The core struggle for Lightspeed, when compared to its competition, is its path to sustainable profitability. While revenue has grown impressively, this has often come at the cost of significant operating losses. The company is in a prolonged transition period, working to unify the disparate technologies it has acquired and convince its diverse customer base to adopt its higher-margin payment and financial services. This contrasts sharply with competitors like Shopify, which built its platform organically and achieved profitability at scale, or Adyen, which has been highly profitable for years by focusing on the payments layer.
From a competitive standpoint, Lightspeed is caught in a difficult middle ground. It faces intense pressure from giants like Shopify and Block (Square), which have enormous scale, powerful brand recognition, and vast ecosystems of developers and partners. These larger players can outspend Lightspeed on marketing and R&D. On the other end, it competes with laser-focused specialists like Toast, which dominates the restaurant vertical with a tailor-made solution. Lightspeed's strategy of serving multiple verticals is ambitious but risks leaving it as a 'jack of all trades, master of none' compared to more specialized rivals.

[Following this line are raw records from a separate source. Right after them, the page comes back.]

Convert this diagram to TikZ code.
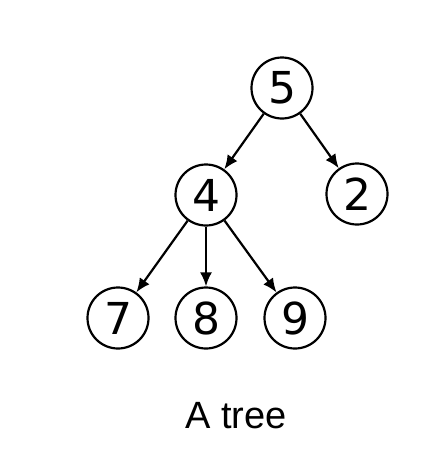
\documentclass[tikz,border=0pt]{standalone}
\usepackage{fontspec}
\setmainfont{Liberation Sans}
\newfontfamily\digitfont{DejaVu Sans}
\usetikzlibrary{positioning, arrows.meta}

\begin{document}
\begin{tikzpicture}[x=1pt, y=-1pt,
        vert/.style={draw, circle, line width=2.2pt, minimum size=61pt, inner sep=0pt, font=\digitfont\fontsize{44}{44}\selectfont},
        edge/.style={line width=2.2pt, -{Latex[length=14pt, width=12pt]}}]
            \useasboundingbox (0,0) rectangle (442,458);

            \node[vert] (5) at (282,88) {5};
            \node[vert] (4) at (206,195) {4};
            \node[vert] (2) at (357,194) {2};
            \node[vert] (7) at (118,318) {7};
            \node[vert] (8) at (206,318) {8};
            \node[vert] (9) at (295,318) {9};

            % Draw edges
            \draw[edge] (5) -- (4);
            \draw[edge] (5) -- (2);
            \draw[edge] (4) -- (7);
            \draw[edge] (4) -- (8);
            \draw[edge] (4) -- (9);

            \node[font=\fontsize{38}{38}\selectfont, anchor=base] (cap) at (236,428) {A tree};

        \end{tikzpicture}
\end{document}
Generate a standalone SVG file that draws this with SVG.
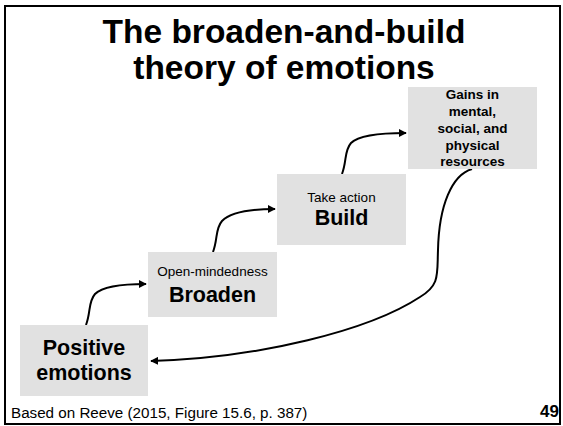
<svg xmlns="http://www.w3.org/2000/svg" width="563" height="426" viewBox="0 0 563 426">
<defs>
<marker id="ah" viewBox="0 0 10 10" refX="9" refY="5" markerWidth="4" markerHeight="4" orient="auto" markerUnits="strokeWidth">
<path d="M0,0 L10,5 L0,10 z" fill="#000"/>
</marker>
<style>
.t{font-family:"Liberation Sans",Arial,sans-serif;fill:#000;text-anchor:middle}
.b{font-weight:bold}
.box{fill:#e1e1e1}
.c{fill:none;stroke:#000;stroke-width:2;marker-end:url(#ah)}
</style>
</defs>
<rect x="0" y="0" width="563" height="426" fill="#fff"/>
<rect x="5" y="6" width="555" height="418" fill="none" stroke="#000" stroke-width="2"/>
<g id="title">
<text class="t b" x="284" y="43" font-size="33.5">The broaden-and-build</text>
<text class="t b" x="284" y="79" font-size="33.5">theory of emotions</text>
</g>
<g id="connectors">
<path class="c" d="M86,325 C91,312 88,302 95,294 C103,286 122,284 146,284"/>
<path class="c" d="M213,252 C218,239 215,229 222,221 C230,213 250,209 275,209"/>
<path class="c" d="M342,174 C347,161 344,151 351,143 C359,135 380,133 406,133"/>
<path class="c" d="M472,169 C452,175 439,205 438,250 C437,275 440,285 420,297 C370,330 260,358 151,361"/>
</g>
<g id="positive">
<rect class="box" x="20" y="325" width="128" height="71"/>
<text class="t b" x="84" y="355" font-size="21.5">Positive</text>
<text class="t b" x="84" y="380" font-size="21.5">emotions</text>
</g>
<g id="broaden">
<rect class="box" x="148" y="252" width="129" height="65"/>
<text class="t" x="212.5" y="276" font-size="13.5">Open-mindedness</text>
<text class="t b" x="212.5" y="302" font-size="21.5">Broaden</text>
</g>
<g id="build">
<rect class="box" x="277" y="174" width="129" height="71"/>
<text class="t" x="341.5" y="202" font-size="13.5">Take action</text>
<text class="t b" x="341.5" y="225" font-size="21.5">Build</text>
</g>
<g id="gains">
<rect class="box" x="408" y="87" width="129" height="82"/>
<text class="t b" x="472.5" y="99" font-size="13.5">Gains in</text>
<text class="t b" x="472.5" y="116" font-size="13.5">mental,</text>
<text class="t b" x="472.5" y="133" font-size="13.5">social, and</text>
<text class="t b" x="472.5" y="150" font-size="13.5">physical</text>
<text class="t b" x="472.5" y="166" font-size="13.5">resources</text>
</g>
<g id="footer">
<text class="t" x="11" y="418" font-size="15.2" style="text-anchor:start">Based on Reeve (2015, Figure 15.6, p. 387)</text>
<text class="t b" x="559" y="417" font-size="17" style="text-anchor:end">49</text>
</g>
</svg>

For an investor, this makes Lightspeed a complex proposition. The stock trades at a much lower valuation multiple (like price-to-sales) than its more successful peers, reflecting the market's concern about its execution and long-term profitability. An investment in LSPD is a bet on management's ability to successfully complete its platform integration, drive adoption of its financial services, and finally turn its revenue growth into consistent cash flow and profit. This presents a potential for high reward if they succeed, but it carries substantially more risk than investing in the established, profitable leaders of the industry.